Amazon is piloting worker healthcare clinics near its warehouses

Amazon this morning announced a partnership with Crossover Health to build worker healthcare facilities near its fulfillment centers. The plan is still in a pilot phase, as the e-commerce giant employs the services of Crossover, which builds clinics for corporate clients. The startup has built such facilities for Apple and Facebook, and was even rumored to be a potential target for an Apple acquisition a few years back.

Amazon’s first such Neighborhood Health Center has opened in Texas’s Dallas-Fort Worth, potentially serving up to 20,000 employees, half of whom work for Amazon operations. The company says it plans to open 20 such centers in five cities for the initial phase, bringing the total potential coverage up to 115,000. The other cities are: Phoenix, Louisville, Detroit and California’s San Bernardino-Moreno Valley. If things go well, more locations will be added.

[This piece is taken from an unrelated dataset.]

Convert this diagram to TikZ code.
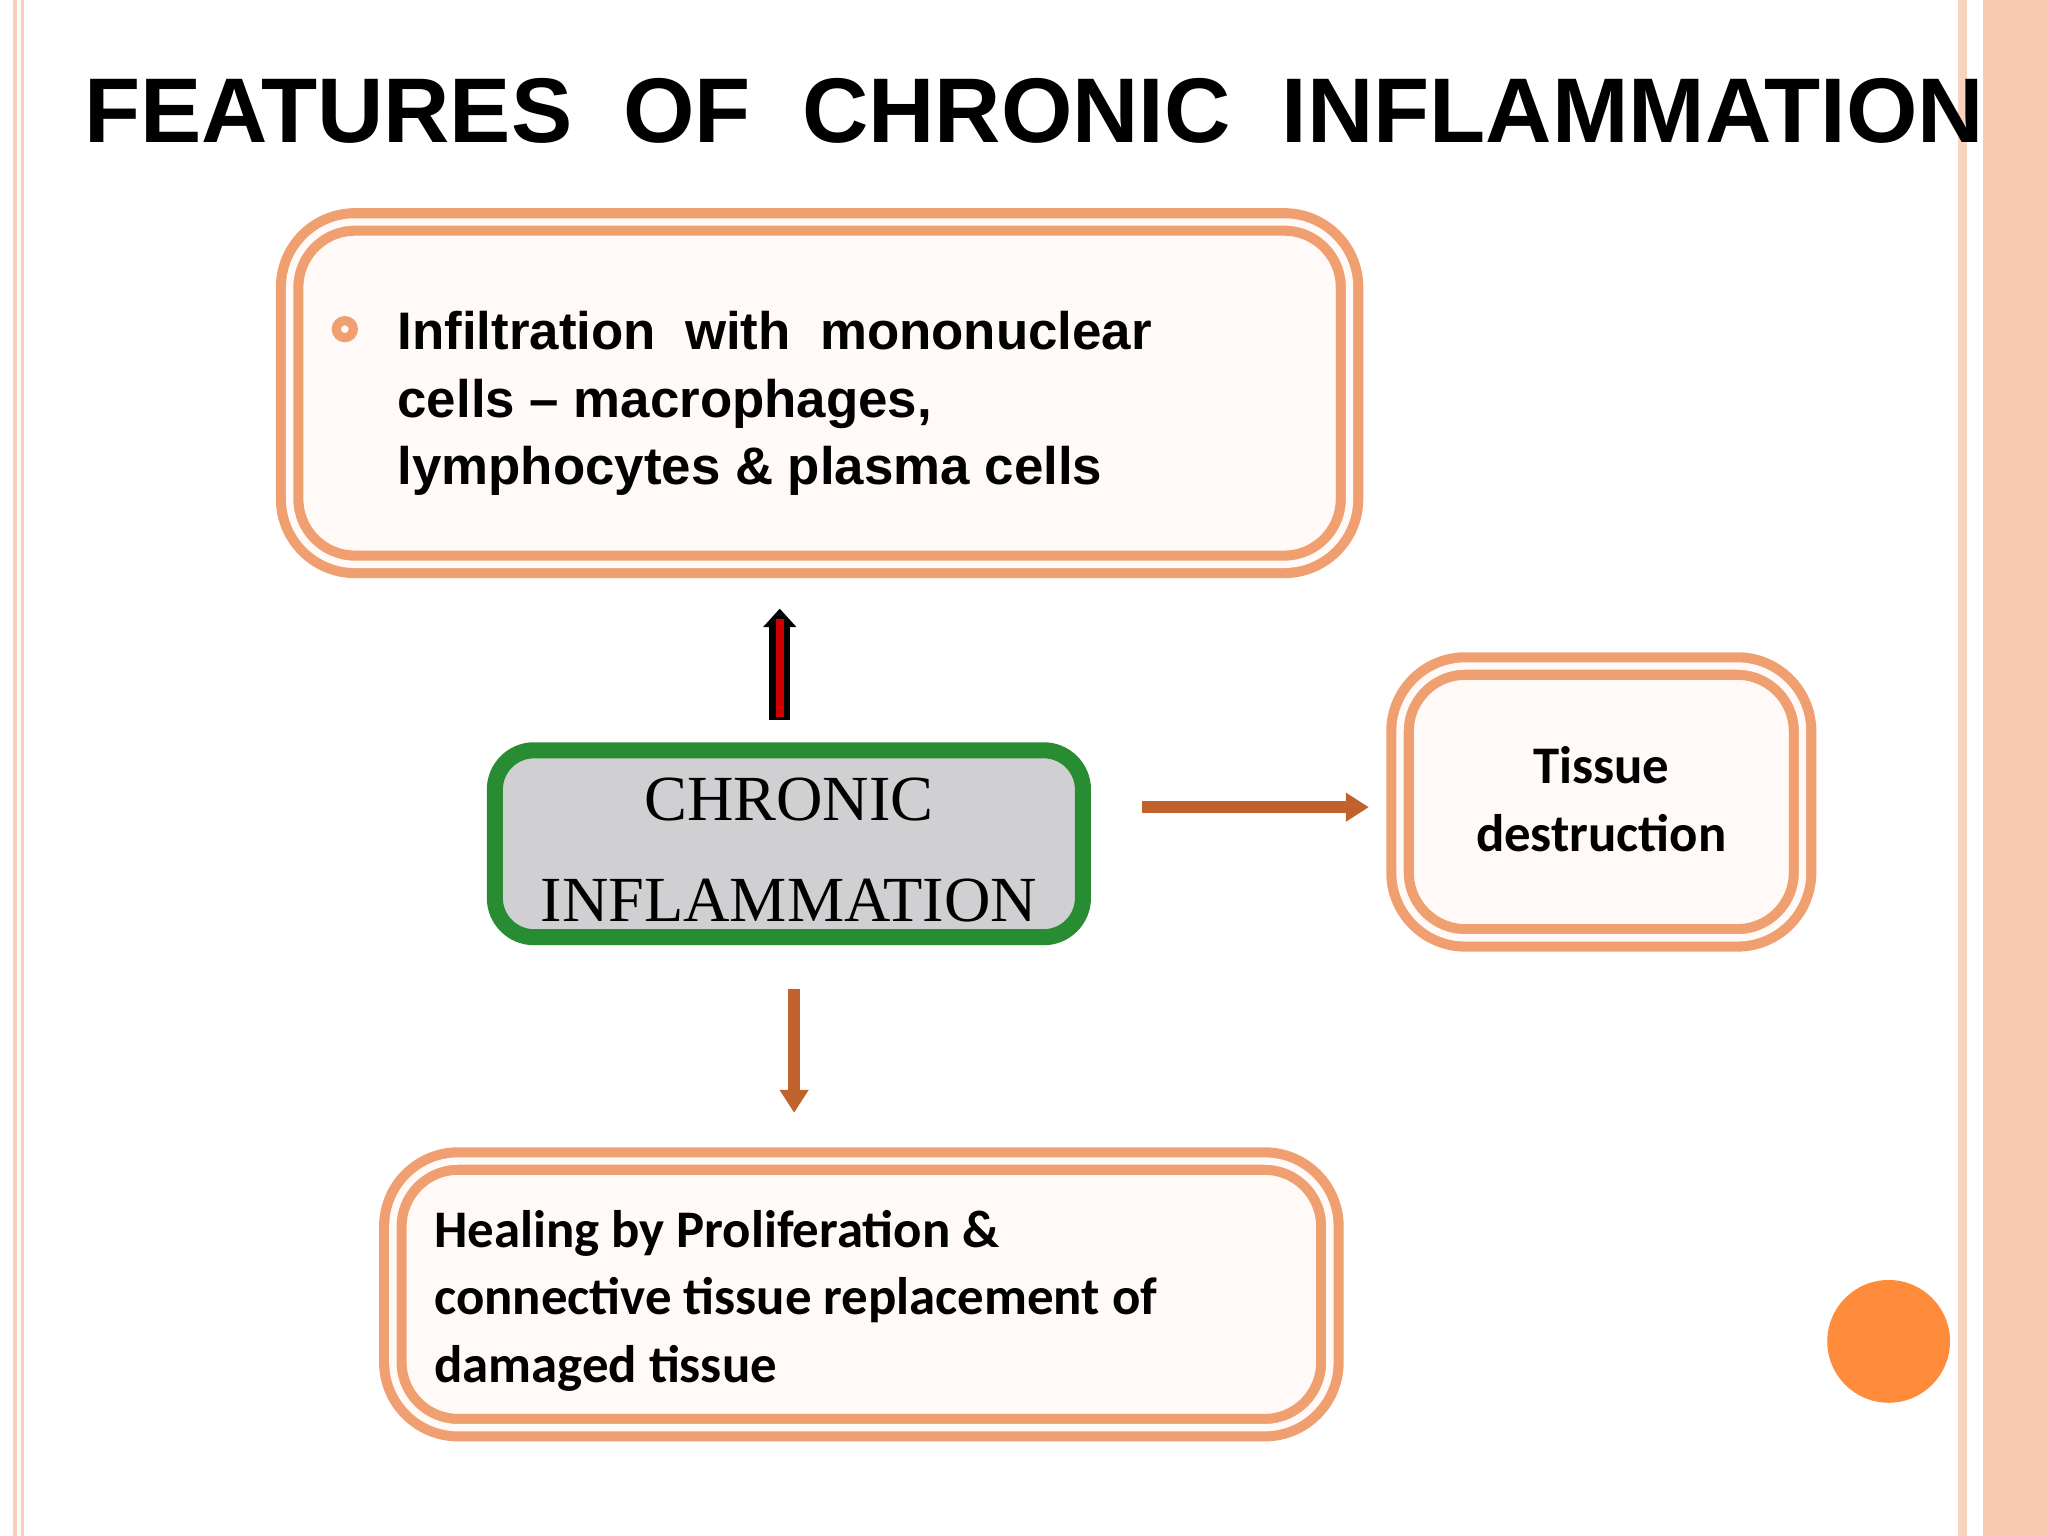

“Across the U.S., an increasing number of patients do not have easy access to a primary care physician and instead utilize emergency or urgent care options, which is not only more expensive for patients, but also overlooks important preventative care opportunities,” the company’s HR VP Darcie Henry said in a release, addressing some much larger systemic issues with healthcare in the United States. 

Resources have, of course, been even more strained across the country of late as the COVID-19 pandemic shows no sign of stopping more than four months in. As designated essential workers, Amazon warehouse employees have been particularly at risk. And while the company has taken great pains to discuss its response to the virus, it has come under fire from workers, political office holders and members of the media for its handling of COVID-19.